August 18, 2016
Research shows that millennials have it tough, at least economically.
Which is why it's no surprise that a Pew Research Center study earlier this year revealed that young people bunking with their parents had become the most common living arrangement for those aged 18-34 in the United States.
Young adults are more likely to live with their 'rents in different parts of the country, however, according to an analysis of 2014 census data by University of Minnesota researchers released Thursday. And among the 50 states, New Jersey tops the list.
Nearly half, or 43.9 percent, of young adults (18-34) in the state are living with at least one parent, the analysis found.
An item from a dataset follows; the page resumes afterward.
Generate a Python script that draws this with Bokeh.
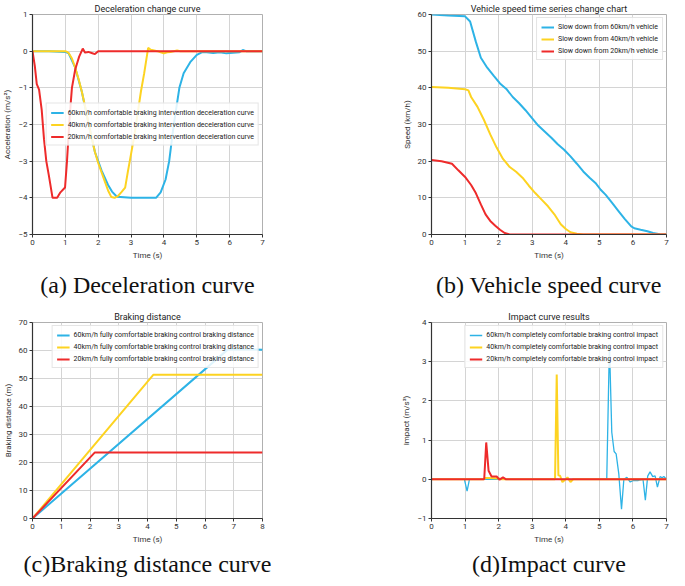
from bokeh.plotting import figure
from bokeh.models import Range1d, FixedTicker, Title
from bokeh.layouts import column, row
from bokeh.embed import file_html
from bokeh.resources import INLINE

BLUE = "#2db3e6"
YELLOW = "#fdd321"
RED = "#ee2b2b"

# ---------- (a) Deceleration ----------
a_t60 = [0, 0.5, 1.0, 1.1, 1.3, 1.5, 1.7, 1.9, 2.1, 2.3, 2.42, 2.57, 3.0, 3.5, 3.76, 3.9, 4.05, 4.16, 4.3, 4.47, 4.6, 4.8, 5.0, 5.15, 5.3, 5.5, 5.7, 5.9, 6.1, 6.3, 6.4, 6.5, 7.0]
a_v60 = [0, 0, -0.02, -0.06, -0.45, -1.1, -1.95, -2.75, -3.25, -3.65, -3.83, -3.97, -4.0, -4.0, -4.0, -3.85, -3.5, -3.0, -2.0, -1.0, -0.6, -0.3, -0.1, -0.03, -0.03, -0.05, -0.03, -0.06, -0.04, -0.03, 0.03, 0, 0]
a_t40 = [0, 1.0, 1.05, 1.1, 1.2, 1.3, 1.4, 1.5, 1.6, 1.7, 1.8, 1.9, 2.0, 2.1, 2.2, 2.3, 2.4, 2.5, 2.6, 2.7, 2.82, 2.9, 3.0, 3.1, 3.2, 3.3, 3.4, 3.52, 3.6, 3.7, 3.8, 3.9, 4.0, 4.1, 4.2, 4.4, 4.5, 7.0]
a_v40 = [0, 0, -0.02, -0.05, -0.2, -0.45, -0.75, -1.1, -1.5, -1.95, -2.35, -2.75, -3.05, -3.3, -3.55, -3.8, -3.98, -4.0, -3.95, -3.85, -3.72, -3.3, -2.8, -2.3, -1.7, -1.1, -0.6, 0.09, 0.04, 0.02, 0.0, -0.03, -0.06, -0.03, -0.02, 0.02, 0, 0]
a_t20 = [0, 0.07, 0.13, 0.2, 0.28, 0.35, 0.42, 0.5, 0.61, 0.75, 0.85, 0.99, 1.05, 1.13, 1.2, 1.3, 1.42, 1.53, 1.6, 1.7, 1.8, 1.9, 2.0, 7.0]
a_v20 = [0, -0.4, -0.9, -1.05, -1.6, -2.4, -3.0, -3.4, -4.0, -4.0, -3.85, -3.72, -3.0, -1.8, -1.0, -0.5, -0.15, 0.07, -0.04, -0.02, -0.05, -0.08, 0.0, 0.0]
a_yticks = [-5, -4, -3, -2, -1, 0, 1]
a_ylabels = ["\u22125", "\u22124", "\u22123", "\u22122", "\u22121", "0", "1"]
a_xticks = [0, 1, 2, 3, 4, 5, 6, 7]

# ---------- (b) Speed ----------
b_t60 = [0, 0.5, 1.0, 1.15, 1.32, 1.47, 1.66, 1.85, 2.04, 2.23, 2.42, 2.61, 2.8, 3.0, 3.18, 3.37, 3.57, 3.76, 3.95, 4.14, 4.33, 4.52, 4.71, 4.9, 5.04, 5.19, 5.38, 5.57, 5.76, 5.95, 6.04, 6.23, 6.43, 6.6, 6.8, 7.0]
b_v60 = [60, 59.7, 59.5, 58.1, 52.6, 48.2, 45.5, 43.3, 41.2, 39.7, 37.5, 35.8, 33.9, 31.7, 29.7, 28.1, 26.4, 24.6, 23.1, 21.3, 19.3, 17.2, 15.5, 13.9, 12.2, 10.8, 8.6, 6.4, 4.2, 2.2, 1.7, 1.3, 0.9, 0.4, 0.1, 0]
b_t40 = [0, 0.5, 1.0, 1.1, 1.18, 1.37, 1.56, 1.75, 1.94, 2.13, 2.33, 2.52, 2.71, 2.9, 3.09, 3.28, 3.47, 3.66, 3.85, 4.0, 4.14, 4.33, 4.52, 7.0]
b_v40 = [40.2, 40.0, 39.6, 39.3, 37.5, 34.8, 31.3, 27.3, 23.7, 20.6, 18.4, 17.1, 15.5, 13.3, 11.3, 9.5, 7.7, 5.5, 2.8, 1.5, 0.6, 0.2, 0, 0]
b_t20 = [0, 0.3, 0.61, 0.8, 1.0, 1.18, 1.32, 1.47, 1.61, 1.75, 1.9, 2.04, 2.18, 2.33, 7.0]
b_v20 = [20.3, 20.0, 19.3, 17.5, 15.7, 13.5, 11.3, 8.2, 5.5, 3.7, 2.4, 1.3, 0.4, 0, 0]
b_yticks = [0, 10, 20, 30, 40, 50, 60]
b_xticks = [0, 1, 2, 3, 4, 5, 6, 7]

# ---------- (c) Braking distance ----------
c_t60 = [0, 6.8, 8]
c_d60 = [0, 60.4, 60.3]
c_t40 = [0, 4.2, 8]
c_d40 = [0, 51.3, 51.3]
c_t20 = [0, 2.17, 8]
c_d20 = [0, 23.6, 23.6]
c_yticks = [0, 10, 20, 30, 40, 50, 60, 70]
c_xticks = [0, 1, 2, 3, 4, 5, 6, 7, 8]

# ---------- (d) Impact ----------
d_t60 = [0, 0.98, 1.06, 1.13, 5.22, 5.3, 5.37, 5.44, 5.5, 5.58, 5.66, 5.73, 5.82, 5.92, 6.01, 6.16, 6.3, 6.37, 6.44, 6.51, 6.59, 6.66, 6.73, 6.81, 6.87, 6.92, 7.0]
d_j60 = [0, 0, -0.3, 0, 0, 3.45, 1.2, 0.71, 0.65, 0.13, -0.76, 0.0, 0.05, -0.07, -0.03, -0.03, 0.0, -0.53, 0.08, 0.19, 0.07, 0.09, -0.2, 0.07, 0.04, 0.07, 0.0]
d_t40 = [0, 1.55, 1.6, 1.7, 2.0, 2.1, 3.68, 3.73, 3.78, 3.83, 3.9, 4.0, 4.05, 4.14, 4.22, 7.0]
d_j40 = [0, 0, 0.03, 0.03, 0.02, 0, 0, 2.67, 0.1, 0.09, -0.07, 0.0, 0.05, -0.07, 0.0, 0]
d_t20 = [0, 1.57, 1.63, 1.7, 1.79, 1.94, 2.03, 2.13, 2.22, 7.0]
d_j20 = [0, 0, 0.94, 0.22, 0.07, 0.07, -0.01, 0.05, 0, 0]
d_yticks = [-1, 0, 1, 2, 3, 4]
d_ylabels = ["\u22121", "0", "1", "2", "3", "4"]
d_xticks = [0, 1, 2, 3, 4, 5, 6, 7]

FONT = "Roboto"


def make_fig(title, caption, w, h, xr, yr, xticks, yticks, ylabels, xlabel, ylabel,
             mbl, mbr, mbt, mbb, cap_standoff):
    p = figure(width=w, height=h, x_range=Range1d(*xr), y_range=Range1d(*yr),
               output_backend="svg", toolbar_location=None,
               min_border_left=mbl, min_border_right=mbr,
               min_border_top=mbt, min_border_bottom=mbb)
    p.title.text = title
    p.title.align = "center"
    p.title.text_font = FONT
    p.title.text_font_size = "9px"
    p.title.text_font_style = "normal"
    p.title.text_color = "#222222"
    p.title.standoff = 2
    p.outline_line_color = "#b0b0b0"
    p.outline_line_width = 1
    p.background_fill_color = "white"
    p.border_fill_color = "white"
    for ax in (p.xaxis[0], p.yaxis[0]):
        ax.axis_line_color = "#333333"
        ax.axis_line_width = 1.2
        ax.major_tick_line_color = "#333333"
        ax.major_tick_out = 3
        ax.major_tick_in = 0
        ax.minor_tick_out = 0
        ax.minor_tick_in = 0
        ax.major_label_text_font = FONT
        ax.major_label_text_font_size = "8px"
        ax.major_label_text_color = "#333333"
        ax.major_label_standoff = 2
        ax.axis_label_text_font = FONT
        ax.axis_label_text_font_size = "8px"
        ax.axis_label_text_font_style = "normal"
        ax.axis_label_text_color = "#333333"
        ax.axis_label_standoff = 3
    p.xaxis[0].ticker = FixedTicker(ticks=xticks)
    p.yaxis[0].ticker = FixedTicker(ticks=yticks)
    if ylabels is not None:
        p.yaxis[0].major_label_overrides = {t: s for t, s in zip(yticks, ylabels)}
    p.xaxis[0].axis_label = xlabel
    p.yaxis[0].axis_label = ylabel
    p.grid.grid_line_color = "#d4d4d4"
    p.grid.grid_line_width = 1
    cap = Title(text=caption, align="center", text_font="Liberation Serif",
                text_font_size="24px", text_font_style="normal", text_color="#111111",
                standoff=cap_standoff, offset=-10)
    p.add_layout(cap, "below")
    return p


def style_legend(p, loc):
    lg = p.legend[0]
    lg.location = loc
    lg.label_text_font = FONT
    lg.label_text_font_size = "7px"
    lg.label_text_color = "#222222"
    lg.glyph_width = 13
    lg.glyph_height = 8
    lg.label_height = 9
    lg.label_standoff = 4
    lg.spacing = 3
    lg.padding = 4
    lg.margin = 3
    lg.border_line_color = "#cccccc"
    lg.border_line_width = 1
    lg.background_fill_alpha = 0.85


LW, RW = 341, 328
TH, BH = 304, 274

# (a)
pa = make_fig("Deceleration change curve", "(a) Deceleration curve", LW, TH,
              (0, 7), (-5, 1), a_xticks, a_yticks, a_ylabels,
              "Time (s)", "Acceleration (m/s\u00b2)", 24, 79, 12, 66, 14)
pa.line(a_t60, a_v60, color=BLUE, line_width=2,
        legend_label="60km/h comfortable braking intervention deceleration curve")
pa.line(a_t40, a_v40, color=YELLOW, line_width=2,
        legend_label="40km/h comfortable braking intervention deceleration curve")
pa.line(a_t20, a_v20, color=RED, line_width=2,
        legend_label="20km/h comfortable braking intervention deceleration curve")
style_legend(pa, "right")

# (b)
pb = make_fig("Vehicle speed time series change chart", "(b) Vehicle speed curve", RW, TH,
              (0, 7), (0, 60), b_xticks, b_yticks, None,
              "Time (s)", "Speed (km/h)", 90, 3, 12, 66, 14)
pb.line(b_t60, b_v60, color=BLUE, line_width=2, legend_label="Slow down from 60km/h vehicle")
pb.line(b_t40, b_v40, color=YELLOW, line_width=2, legend_label="Slow down from 40km/h vehicle")
pb.line(b_t20, b_v20, color=RED, line_width=2, legend_label="Slow down from 20km/h vehicle")
style_legend(pb, "top_right")

# (c)
pc = make_fig("Braking distance", "(c)Braking distance curve", LW, BH,
              (0, 8), (0, 70), c_xticks, c_yticks, None,
              "Time (s)", "Braking distance (m)", 24, 79, 18, 56, 4)
pc.line(c_t60, c_d60, color=BLUE, line_width=2,
        legend_label="60km/h fully comfortable braking control braking distance")
pc.line(c_t40, c_d40, color=YELLOW, line_width=2,
        legend_label="40km/h fully comfortable braking control braking distance")
pc.line(c_t20, c_d20, color=RED, line_width=2,
        legend_label="20km/h fully comfortable braking control braking distance")
style_legend(pc, "top_right")

# (d)
pd_ = make_fig("Impact curve results", "(d)Impact curve", RW, BH,
               (0, 7), (-1, 4), d_xticks, d_yticks, d_ylabels,
               "Time (s)", "Impact (m/s\u00b3)", 90, 3, 18, 56, 4)
pd_.line(d_t60, d_j60, color=BLUE, line_width=1.3,
         legend_label="60km/h completely comfortable braking control impact")
pd_.line(d_t40, d_j40, color=YELLOW, line_width=2,
         legend_label="40km/h completely comfortable braking control impact")
pd_.line(d_t20, d_j20, color=RED, line_width=2,
         legend_label="20km/h completely comfortable braking control impact")
style_legend(pd_, "top_right")

layout = column(row(pa, pb), row(pc, pd_))
open("out.html", "w").write(file_html(layout, INLINE))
That's about 5 points higher than the second-highest rate in Connecticut, where 38.8 percent of millennials live at home. It's also a more than 10 percent jump from 2000, when 31.3 percent of adults in that age group in New Jersey lived at home.
Pew noted that the trend of more and more young Americans living at home is fueled by a number of economic factors that linger from the Great Recession, such as college debt, rising housing costs and underemployment.
All of those issues are particularly glaring in New Jersey. The state is often recognized as one of the most expensive to live in, and its student loan program has been equated to "state-sanctioned loan sharking."
In neighboring Pennsylvania, the rate of young adults living with their parents was 34.1 percent.